Environmental Factors

Temperature fluctuations can expand or contract long blanks. Aluminum grows roughly 0.024 mm per meter per degree Celsius. On large aerospace skins, this matters. If blanks are laser cut overnight and formed during a hotter day, the neutral axis might shift slightly because the effective radius changes with thermal expansion. Mitigate by keeping stock materials in climate-controlled storage and calibrating measuring instruments regularly.

Documentation Best Practices

  • Store calculator inputs and results alongside job travelers for traceability.
  • Attach screenshots of the Chart.js outputs to digital work orders for quick comprehension of bend contributions.
  • Cross-reference each calculation with part revision levels to prevent outdated K-factors from contaminating new engineering releases.

Maintaining a robust digital thread allows teams to investigate deviations quickly. Quality auditors appreciate clear evidence of the exact calculations used to derive blanks, especially for regulated industries like aerospace or defense contracting.

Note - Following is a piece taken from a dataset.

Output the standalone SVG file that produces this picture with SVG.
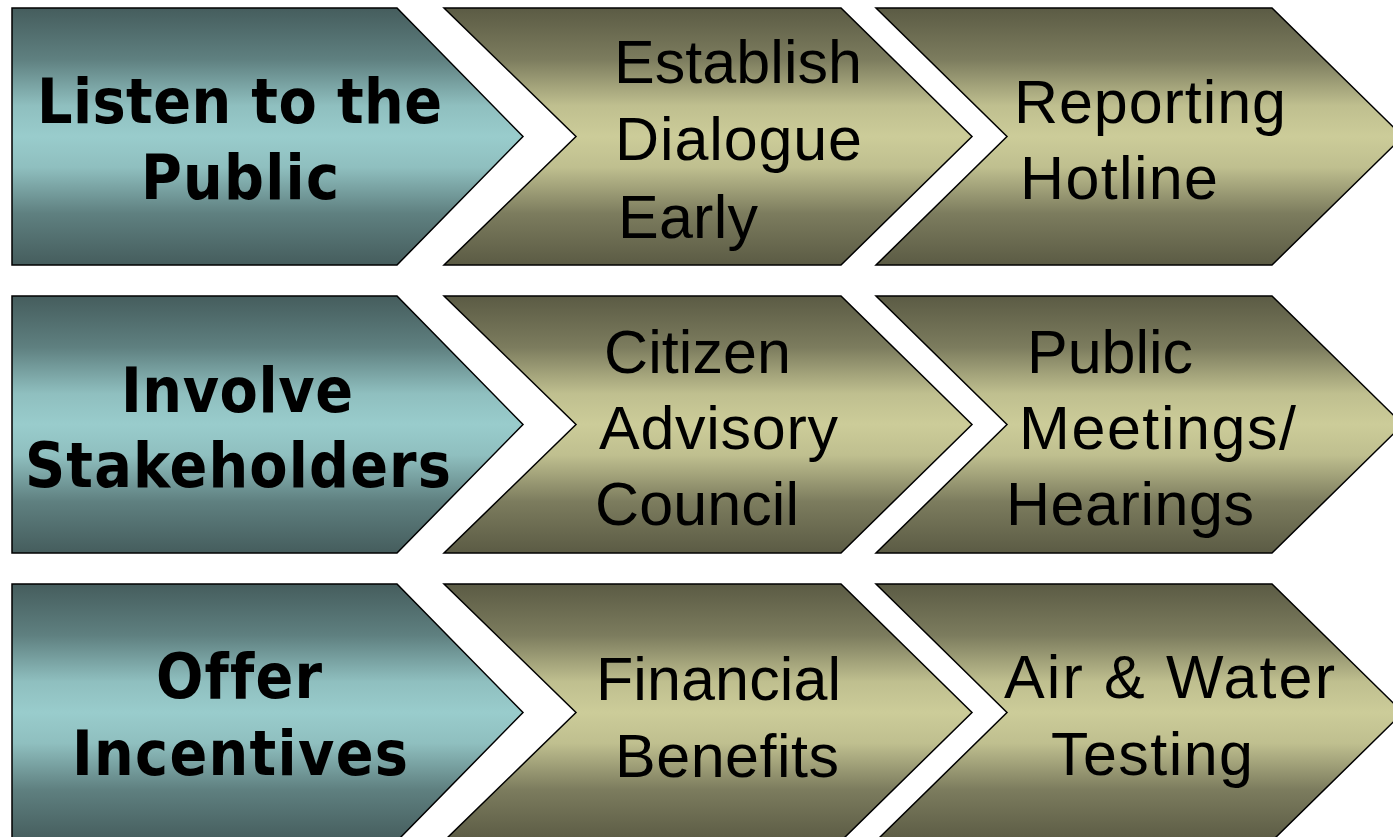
<svg xmlns="http://www.w3.org/2000/svg" width="1393" height="837" viewBox="0 0 1393 837">
<defs>
<linearGradient id="gTeal" x1="0" y1="0" x2="0" y2="1">
<stop offset="0" stop-color="#455d5d"/>
<stop offset="0.2" stop-color="#5f8080"/>
<stop offset="0.38" stop-color="#8fbfbf"/>
<stop offset="0.5" stop-color="#99cccc"/>
<stop offset="0.62" stop-color="#8fbfbf"/>
<stop offset="0.8" stop-color="#5f8080"/>
<stop offset="1" stop-color="#455d5d"/>
</linearGradient>
<linearGradient id="gOlive" x1="0" y1="0" x2="0" y2="1">
<stop offset="0" stop-color="#5b5b44"/>
<stop offset="0.2" stop-color="#7c7c5e"/>
<stop offset="0.38" stop-color="#bfbf8f"/>
<stop offset="0.5" stop-color="#cccc99"/>
<stop offset="0.62" stop-color="#bfbf8f"/>
<stop offset="0.8" stop-color="#7c7c5e"/>
<stop offset="1" stop-color="#5b5b44"/>
</linearGradient>
</defs>
<style>
.teal{fill:url(#gTeal);stroke:#000;stroke-width:1.5;stroke-linejoin:miter}
.olive{fill:url(#gOlive);stroke:#000;stroke-width:1.5;stroke-linejoin:miter}
.b{font-family:"DejaVu Sans Condensed","Liberation Sans",Arial,sans-serif;font-weight:bold;font-size:62px;fill:#000;font-variant-ligatures:none}
.r{font-family:"Liberation Sans",Arial,sans-serif;font-size:61px;fill:#000}
</style>
<rect width="1393" height="837" fill="#fff"/>

<g id="row1">
<g id="listen">
<polygon class="teal" points="12,8 397,8 523,136.5 397,265 12,265"/>
<text class="b" x="37" y="123" textLength="405" lengthAdjust="spacing">Listen to the</text>
<text class="b" x="141" y="199" textLength="198" lengthAdjust="spacing">Public</text>
</g>
<g id="dialogue">
<polygon class="olive" points="444,8 841,8 972,136.5 841,265 444,265 576,136.5"/>
<text class="r" x="614" y="83" textLength="248" lengthAdjust="spacing">Establish</text>
<text class="r" x="615" y="160" textLength="247" lengthAdjust="spacing">Dialogue</text>
<text class="r" x="618" y="238" textLength="140" lengthAdjust="spacing">Early</text>
</g>
<g id="hotline">
<polygon class="olive" points="876,8 1272,8 1403,136.5 1272,265 876,265 1007,136.5"/>
<text class="r" x="1014" y="123" textLength="272" lengthAdjust="spacing">Reporting</text>
<text class="r" x="1020" y="199" textLength="198" lengthAdjust="spacing">Hotline</text>
</g>
</g>

<g id="row2">
<g id="involve">
<polygon class="teal" points="12,296 397,296 523,424.5 397,553 12,553"/>
<text class="b" x="121" y="412" textLength="232" lengthAdjust="spacing">Involve</text>
<text class="b" x="25" y="487" textLength="426" lengthAdjust="spacing">Stakeholders</text>
</g>
<g id="council">
<polygon class="olive" points="444,296 841,296 972,424.5 841,553 444,553 576,424.5"/>
<text class="r" x="604" y="373" textLength="187" lengthAdjust="spacing">Citizen</text>
<text class="r" x="599" y="449" textLength="239" lengthAdjust="spacing">Advisory</text>
<text class="r" x="595" y="525" textLength="204" lengthAdjust="spacing">Council</text>
</g>
<g id="meetings">
<polygon class="olive" points="876,296 1272,296 1403,424.5 1272,553 876,553 1007,424.5"/>
<text class="r" x="1027" y="373" textLength="166" lengthAdjust="spacing">Public</text>
<text class="r" x="1019" y="449" textLength="277" lengthAdjust="spacing">Meetings/</text>
<text class="r" x="1006" y="525" textLength="248" lengthAdjust="spacing">Hearings</text>
</g>
</g>

<g id="row3">
<g id="incentives">
<polygon class="teal" points="12,584 397,584 523,712.5 397,841 12,841"/>
<text class="b" x="156" y="698" textLength="166" lengthAdjust="spacing">Offer</text>
<text class="b" x="72" y="775" textLength="336" lengthAdjust="spacing">Incentives</text>
</g>
<g id="financial">
<polygon class="olive" points="444,584 841,584 972,712.5 841,841 444,841 576,712.5"/>
<text class="r" x="596" y="700" textLength="245" lengthAdjust="spacing">Financial</text>
<text class="r" x="615" y="777" textLength="224" lengthAdjust="spacing">Benefits</text>
</g>
<g id="testing">
<polygon class="olive" points="876,584 1272,584 1403,712.5 1272,841 876,841 1007,712.5"/>
<text class="r" x="1004" y="698" textLength="331" lengthAdjust="spacing">Air &amp; Water</text>
<text class="r" x="1051" y="775" textLength="202" lengthAdjust="spacing">Testing</text>
</g>
</g>
<g id="connectors"/>
</svg>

From Calculation to Production Excellence

Once the flat length is determined, the output should inform nesting plans and raw material purchasing. Lean shops integrate this data into ERP systems to predict sheet yield. Suppose you need 500 brackets each with a flat length of 180 mm. That requires 90 meters of metal strip per batch before accounting for scrap. Optimizing coil usage using accurate flat lengths reduces drop-off waste. In industries where raw aluminum costs exceed $6 per kilogram, these savings pay for themselves quickly.

Finally, make sure downstream departments trust the calculation. Communicate the assumptions regarding radius, K-factor, and tooling. Encourage operators to feed back measurements when they see a discrepancy. Over time, your organization will develop a knowledge base of best-fit K-factors and bend practices, making the calculator even more powerful.